We’d also like to add various quality checks to be performed on data tables as they are uploaded. DateTime formats could be checked, for example, to determine whether they conform to the ISO 8601 standard. We could check whether column headers are well-formed, whether data values within a column are of consistent types, and so on.

Longer term, we’d like to explore ways that ezEML can leverage other online sources, such as standardized vocabularies and ontologies. ezEML already has the ability to query online taxonomic authorities to fill in a taxonomic hierarchy, and we should be able to expand on this kind of access to exploit other online resources. 

It may be possible as well for ezEML to be “smarter” about coaching and assisting users in the creation of EML documents, providing hints and suggestions beyond the current checks for errors and missing values.

Doubtless lots of other future possibilities exist.
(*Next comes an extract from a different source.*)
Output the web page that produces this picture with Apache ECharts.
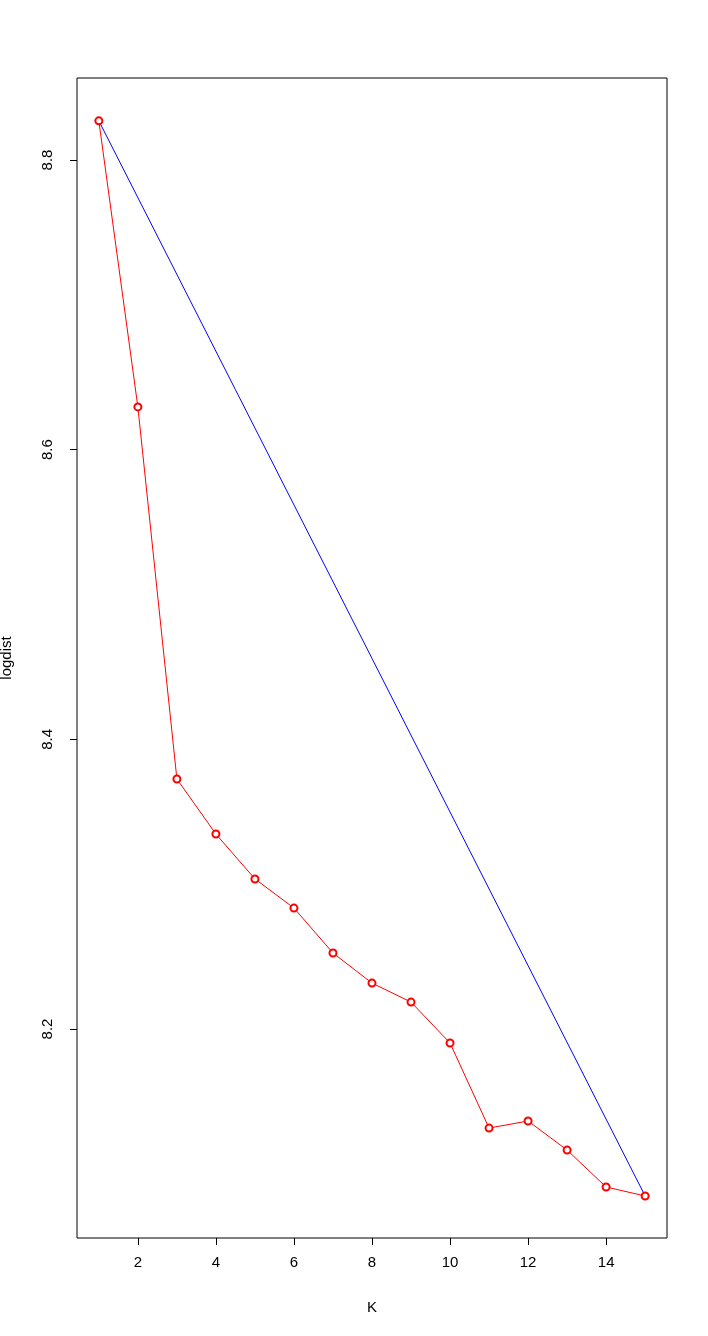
<!DOCTYPE html>
<html><head><meta charset="utf-8">
<script src="https://cdn.jsdelivr.net/npm/echarts@6/dist/echarts.min.js"></script>
<style>html,body{margin:0;padding:0;background:#fff}#c{width:708px;height:1336px}</style>
</head><body><div id="c"></div>
<script>
const kValues = [1,2,3,4,5,6,7,8,9,10,11,12,13,14,15];
const logdist = [8.827,8.6295,8.3726,8.3346,8.3036,8.2835,8.2525,8.2317,8.2186,8.1903,8.1316,8.1365,8.1164,8.0909,8.0847];
const xTicks = [2,4,6,8,10,12,14];
const yTicks = [8.2,8.4,8.6,8.8];
const redData = kValues.map((k,i)=>[k,logdist[i]]);
const blueData = [[kValues[0],logdist[0]],[kValues[kValues.length-1],logdist[logdist.length-1]]];
const font = 'Liberation Sans, Arial, sans-serif';
const chart = echarts.init(document.getElementById('c'));
chart.setOption({
  animation:false,
  grid:{left:77,right:41,top:78,bottom:98,containLabel:false,outerBoundsMode:'none',show:true,borderColor:'#000',borderWidth:1,backgroundColor:'transparent'},
  xAxis:{type:'value',min:0.44,max:15.56,name:'K',nameLocation:'middle',nameGap:62,
    nameTextStyle:{fontFamily:font,fontSize:15,color:'#000'},
    splitLine:{show:false},axisLine:{show:false},
    axisTick:{show:true,length:7,inside:false,customValues:xTicks,lineStyle:{color:'#000'}},
    axisLabel:{customValues:xTicks,margin:17,fontFamily:font,fontSize:15,color:'#000'}},
  yAxis:{type:'value',min:8.0557,max:8.8566,name:'logdist',nameLocation:'middle',nameGap:63,
    nameTextStyle:{fontFamily:font,fontSize:15,color:'#000'},
    splitLine:{show:false},axisLine:{show:false},
    axisTick:{show:true,length:7,inside:false,customValues:yTicks,lineStyle:{color:'#000'}},
    axisLabel:{customValues:yTicks,rotate:90,margin:22,fontFamily:font,fontSize:15,color:'#000',
      formatter:v=>v.toFixed(1)}},
  series:[
    {type:'line',data:blueData,symbol:'none',lineStyle:{color:'#0000ff',width:1},z:2},
    {type:'line',data:redData,symbol:'emptyCircle',symbolSize:7,showAllSymbol:true,
      itemStyle:{color:'#ff0000',borderWidth:1},
      lineStyle:{color:'#ff0000',width:1},z:3}
  ]
});
</script></body></html>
As we explore the possibilities, though, we intend never to lose sight of what we view as a key success factor for ezEML, namely that it should remain easy to learn and use. That is, it should live up to its name.

Acknowledgements

ezEML has benefitted from ideas contributed by everyone on the EDI team. Various users of ezEML have contributed ideas as well, and we are grateful for all of them.

In particular, we’d like to single out Duane Costa, formerly a member of the EDI team, who did initial programming on what later became ezEML, in addition to his substantial contributions to the Metapype library and Metapype’s implementation of rules for the EML 2.2.0 standard. Much of Duane’s code lives on in both ezEML and Metapype.